* **Written instruction**:
Set down word for word the lines running from the line with "Write the matplotlib code for this chart." to the line with "step = 0.225", ends included. Skip every picture.

* **Exercise input**:
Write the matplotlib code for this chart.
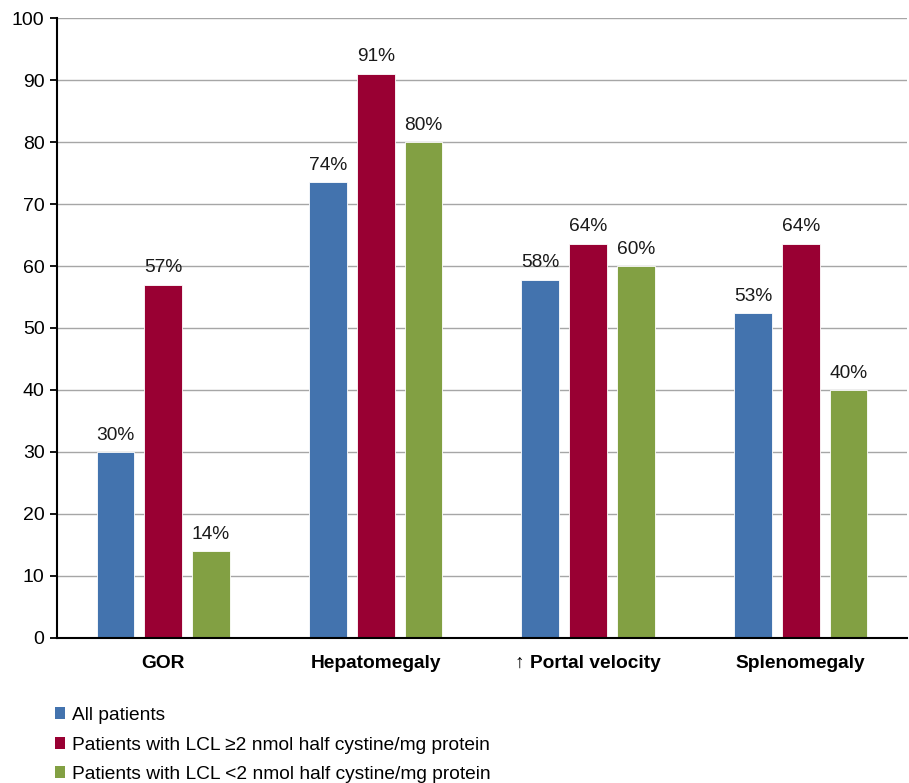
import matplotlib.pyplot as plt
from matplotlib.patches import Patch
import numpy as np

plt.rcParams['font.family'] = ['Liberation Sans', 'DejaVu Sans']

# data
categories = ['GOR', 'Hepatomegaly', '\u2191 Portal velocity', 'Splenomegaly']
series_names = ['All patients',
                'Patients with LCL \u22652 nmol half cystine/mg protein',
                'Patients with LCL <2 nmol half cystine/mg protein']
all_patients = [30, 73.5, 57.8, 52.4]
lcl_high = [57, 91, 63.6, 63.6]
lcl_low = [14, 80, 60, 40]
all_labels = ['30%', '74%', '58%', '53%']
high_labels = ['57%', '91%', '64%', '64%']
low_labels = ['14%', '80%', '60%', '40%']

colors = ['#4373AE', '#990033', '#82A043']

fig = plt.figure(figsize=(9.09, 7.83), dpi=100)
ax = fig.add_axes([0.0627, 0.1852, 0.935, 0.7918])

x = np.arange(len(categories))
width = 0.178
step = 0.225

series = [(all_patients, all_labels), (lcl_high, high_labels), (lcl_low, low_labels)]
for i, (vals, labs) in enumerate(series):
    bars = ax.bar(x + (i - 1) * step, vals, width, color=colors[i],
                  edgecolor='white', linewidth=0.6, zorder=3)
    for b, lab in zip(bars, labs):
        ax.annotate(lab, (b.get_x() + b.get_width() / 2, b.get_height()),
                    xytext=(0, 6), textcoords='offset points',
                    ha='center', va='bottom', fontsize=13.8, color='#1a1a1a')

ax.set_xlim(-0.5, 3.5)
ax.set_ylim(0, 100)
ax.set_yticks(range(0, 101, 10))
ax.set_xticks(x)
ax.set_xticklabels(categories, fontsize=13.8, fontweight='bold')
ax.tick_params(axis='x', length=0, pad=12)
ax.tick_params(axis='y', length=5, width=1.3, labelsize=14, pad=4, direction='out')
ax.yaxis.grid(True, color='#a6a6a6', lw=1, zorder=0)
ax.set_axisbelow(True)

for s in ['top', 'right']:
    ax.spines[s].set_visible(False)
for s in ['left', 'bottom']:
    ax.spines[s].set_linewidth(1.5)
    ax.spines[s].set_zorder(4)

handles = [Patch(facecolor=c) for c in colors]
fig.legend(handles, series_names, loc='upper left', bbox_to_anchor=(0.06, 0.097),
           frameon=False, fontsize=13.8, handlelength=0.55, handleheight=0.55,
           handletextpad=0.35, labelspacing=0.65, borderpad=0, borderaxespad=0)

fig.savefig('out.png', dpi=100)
...
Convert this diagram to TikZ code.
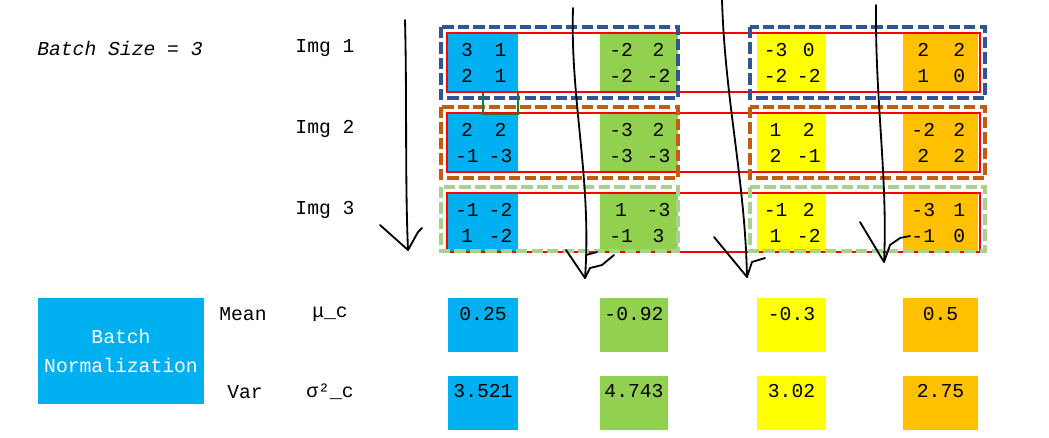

* **Finished task**:
Write the matplotlib code for this chart.
import matplotlib.pyplot as plt
from matplotlib.patches import Patch
import numpy as np

plt.rcParams['font.family'] = ['Liberation Sans', 'DejaVu Sans']

# data
categories = ['GOR', 'Hepatomegaly', '\u2191 Portal velocity', 'Splenomegaly']
series_names = ['All patients',
                'Patients with LCL \u22652 nmol half cystine/mg protein',
                'Patients with LCL <2 nmol half cystine/mg protein']
all_patients = [30, 73.5, 57.8, 52.4]
lcl_high = [57, 91, 63.6, 63.6]
lcl_low = [14, 80, 60, 40]
all_labels = ['30%', '74%', '58%', '53%']
high_labels = ['57%', '91%', '64%', '64%']
low_labels = ['14%', '80%', '60%', '40%']

colors = ['#4373AE', '#990033', '#82A043']

fig = plt.figure(figsize=(9.09, 7.83), dpi=100)
ax = fig.add_axes([0.0627, 0.1852, 0.935, 0.7918])

x = np.arange(len(categories))
width = 0.178
step = 0.225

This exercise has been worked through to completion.